Frustration Friday: The Fear of THIS

Whenever my friends, family, coaching subjects, co-workers, ex-co-workers, etc. talk about their job searches I almost always hear some version of the following phrase:

"But I don't have THIS!"

THIS is usually a bullet point out of a large amount of bullet points on a job posting. It may be a skill, or a class, or a certification that, but THIS is something the person in question does not have, and they fear they won't get the job because of it.  Their whole world collapses into the fact "I don't have THIS."

I'm really tired of THIS.

THIS, that one item, stops people from applying for jobs they can do.

THIS, a single part of a job posting, can convince people who didn't get the job that there's one single reason they didn't get it.

THIS, is something people fret about endlessly.

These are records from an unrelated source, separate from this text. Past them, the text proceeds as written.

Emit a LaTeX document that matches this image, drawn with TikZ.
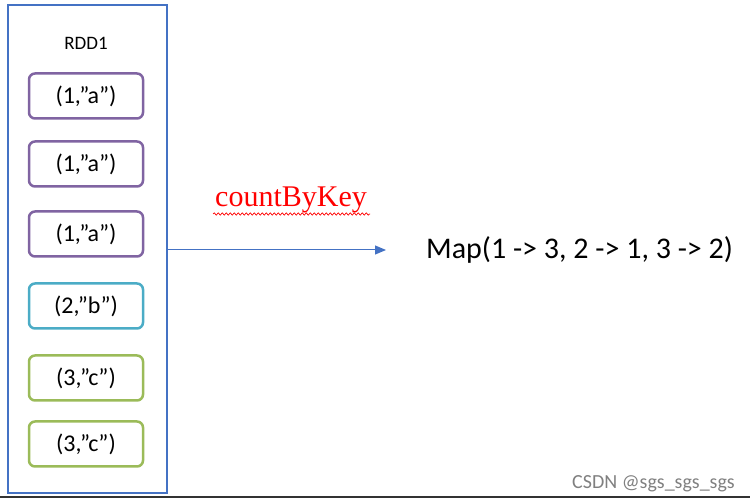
\documentclass[tikz,border=0pt]{standalone}
\usepackage{fontspec}
\setmainfont{Carlito}
\newfontfamily\serifred{Liberation Serif}
\usetikzlibrary{decorations.pathmorphing,arrows.meta}
\definecolor{outerblue}{HTML}{4472C4}
\definecolor{purp}{HTML}{8064A2}
\definecolor{teal}{HTML}{4BACC6}
\definecolor{lgreen}{HTML}{9BBB59}
\definecolor{arrowblue}{HTML}{4472C4}
\tikzset{pair/.style={draw=#1,line width=2.5pt,rounded corners=6pt,minimum width=114pt,minimum height=45pt,font=\fontsize{24}{28}\selectfont,inner sep=0pt}}
\begin{document}
\begin{tikzpicture}[x=1pt,y=-1pt]
\useasboundingbox (0,0) rectangle (750,502);
\node[draw=outerblue,line width=2pt,minimum width=159pt,minimum height=488pt,inner sep=0pt] (rdd) at (87.5,249) {};
\node[font=\fontsize{19}{22}\selectfont] (title) at (86,43) {RDD1};
\node[pair=purp] (p1) at (86,96) {(1,”a”)};
\node[pair=purp] (p2) at (86,164) {(1,”a”)};
\node[pair=purp] (p3) at (86,234) {(1,”a”)};
\node[pair=teal] (p4) at (86,306) {(2,”b”)};
\node[pair=lgreen] (p5) at (86,378) {(3,”c”)};
\node[pair=lgreen] (p6) at (86,444) {(3,”c”)};
\node[anchor=west,font=\fontsize{30}{34}\selectfont,inner sep=0pt] (map) at (426,250) {Map(1 -> 3, 2 -> 1, 3 -> 2)};
\coordinate (a0) at (168,250);
\coordinate (a1) at (386,250);
\draw[arrowblue,line width=1pt,-{Triangle[length=11pt,width=9pt]}] (a0) -- (a1);
\node[text=red,font=\serifred\fontsize{30}{34}\selectfont,inner sep=0pt] (cbk) at (291,200) {countByKey};
\draw[red,line width=0.7pt,decorate,decoration={snake,amplitude=1.2pt,segment length=4pt}] (213,214) coordinate (u0) -- (370,214) coordinate (u1);
\node[text=gray,font=\fontsize{20}{24}\selectfont,anchor=east,inner sep=0pt] (wm) at (735,484) {CSDN @sgs\_sgs\_sgs};
\draw[black!80,line width=1.5pt] (0,497) -- (750,497);
\end{tikzpicture}
\end{document}
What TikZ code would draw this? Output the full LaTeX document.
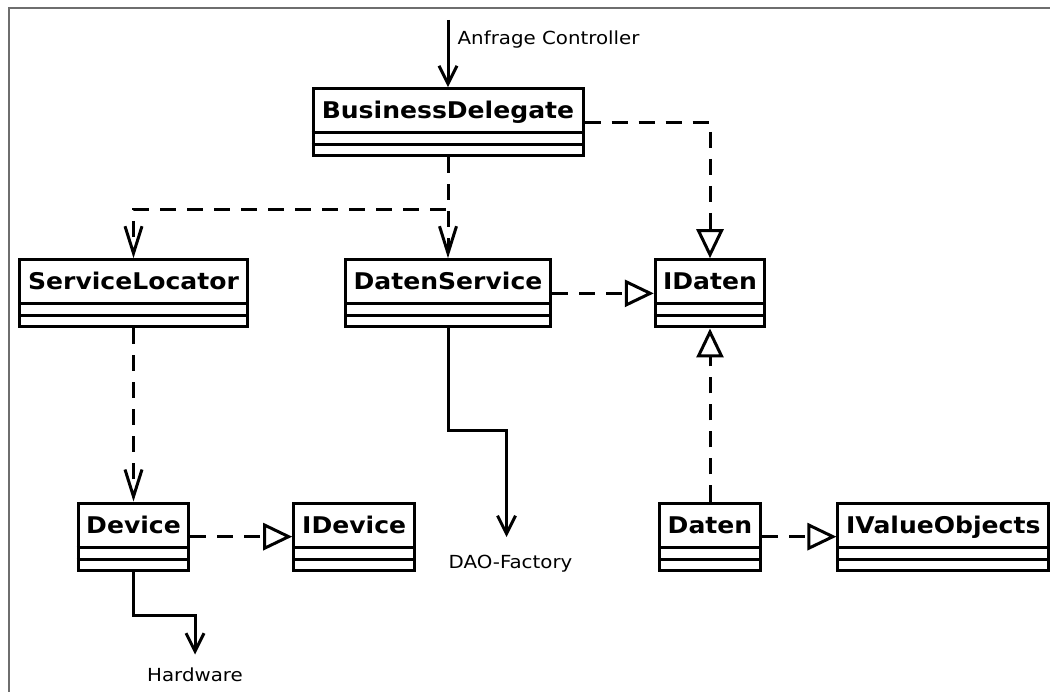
\documentclass[tikz,border=0pt]{standalone}
\usepackage{fontspec}
\setmainfont{DejaVu Sans}
\newfontfamily\classfont[FakeStretch=1.09]{DejaVu Sans}
\newfontfamily\labelfont[FakeStretch=1.1]{DejaVu Sans}
\usetikzlibrary{arrows.meta}

\definecolor{framegray}{RGB}{110,110,110}

\tikzset{
  classbox/.style={draw, line width=3pt, rectangle, inner sep=0pt,
    minimum height=67.3pt, anchor=north, fill=white},
  classname/.style={font=\classfont\bfseries\fontsize{23}{27}\selectfont,
    anchor=base, inner sep=0pt},
  sepline/.style={line width=3pt},
  note/.style={font=\labelfont\fontsize{18}{21}\selectfont, inner sep=0pt},
  dep/.style={line width=3pt, dash pattern=on 16pt off 11pt,
    -{Straight Barb[length=27pt,width=17pt]}},
  realize/.style={line width=3pt, dash pattern=on 16pt off 11pt,
    -{Triangle[open,length=29pt,width=27pt]}},
  call/.style={line width=3pt, -{Straight Barb[length=18pt,width=18pt]}},
}

% UML class box: name, centre x, width, top y, title
\newcommand\umlclass[5]{%
  \node[classbox, minimum width=#3pt] (#1) at (#2,#4) {};
  \node[classname] (#1-title) at (#2,#4+31.5) {#5};
  \draw[sepline] ([yshift=-45.5pt]#1.north west) -- ([yshift=-45.5pt]#1.north east);
  \draw[sepline] ([yshift=-57.8pt]#1.north west) -- ([yshift=-57.8pt]#1.north east);
}

\begin{document}
\begin{tikzpicture}[x=1pt,y=-1pt]
  \useasboundingbox (0,0) rectangle (1050,692);

  % frame
  \draw[line width=2pt, framegray] (8.5,692) -- (8.5,8.5) -- (1050,8.5);

  % classes
  \umlclass{bd}{448}{270}{87.2}{BusinessDelegate}
  \umlclass{sl}{133.5}{228}{258.2}{ServiceLocator}
  \umlclass{ds}{448}{205}{258.2}{DatenService}
  \umlclass{idaten}{710}{109.4}{258.2}{IDaten}
  \umlclass{device}{133.5}{110.7}{501.5}{Device}
  \umlclass{idevice}{354.2}{121}{501.5}{IDevice}
  \umlclass{daten}{710}{101}{501.5}{Daten}
  \umlclass{ivo}{943.3}{210.7}{501.5}{IValueObjects}

  % incoming request
  \coordinate (entry) at (448,20);
  \draw[call] (entry) -- (bd.north);
  \node[note, anchor=base west] (req) at (457.5,45) {Anfrage Controller};

  % dependencies
  \coordinate (fork) at (448,209.3);
  \draw[dep] (bd.south) -- (ds.north);
  \draw[dep] (bd.south) -- (fork) -| (sl.north);
  \draw[dep] (sl.south) -- (device.north);

  % realizations
  \draw[realize] (bd.east) -| (idaten.north);
  \draw[realize] (ds.east) -- (idaten.west);
  \draw[realize] (daten.north) -- (idaten.south);
  \draw[realize] (device.east) -- (idevice.west);
  \draw[realize] (daten.east) -- (ivo.west);

  % outgoing calls
  \coordinate (daobend) at (506.5,430.5);
  \coordinate (daoend) at (506.5,537);
  \draw[call] (ds.south) |- (daobend) -- (daoend);
  \node[note, anchor=base] (dao) at (510.5,568) {DAO-Factory};

  \coordinate (hwbend) at (195,615.7);
  \coordinate (hwend) at (195,654.5);
  \draw[call] (device.south) |- (hwbend) -- (hwend);
  \node[note, anchor=base] (hw) at (195,681) {Hardware};
\end{tikzpicture}
\end{document}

In reality, THIS doesn't mean a thing.

Most job postings go through a series of hands, rules, issues, research, and formats.  It is rarely posted by the person who initially knew what was going on (because of process, or because they're just busy)  By the time it reaches the internet or even the recruiter, it's usually become one of three things:

* An insufferably large laundry list.
* A small blurb listing one or two things that, if you're lucky, are relevant to the job.
* An attempt to not be the above two that fails miserably by being faux-hip, oddball, or reads like a short story.

So, by the time the job ad gets to you, it doesn't have much to do with the actual job.  It's either a list no one can fill, a blurb without enough detailsf, or a strange piece of work no one can understand.  Focusing on a single item doesn't mean a thing because the process of posting job listings itself is flawed.

Forget THIS.  Forget that single item.  Ask yourself if you can do the job that's been described (if you can understand the job posting).  Remember that the job posting process is very broken.

Like it or not, you'll have to work around that.

Look at it this way, you're doing the people looking for an employee or a consultant a favor.  You're working around the broken process to help them find you, the right person for the job.  By ignoring THIS you'll make their lives a bit easier.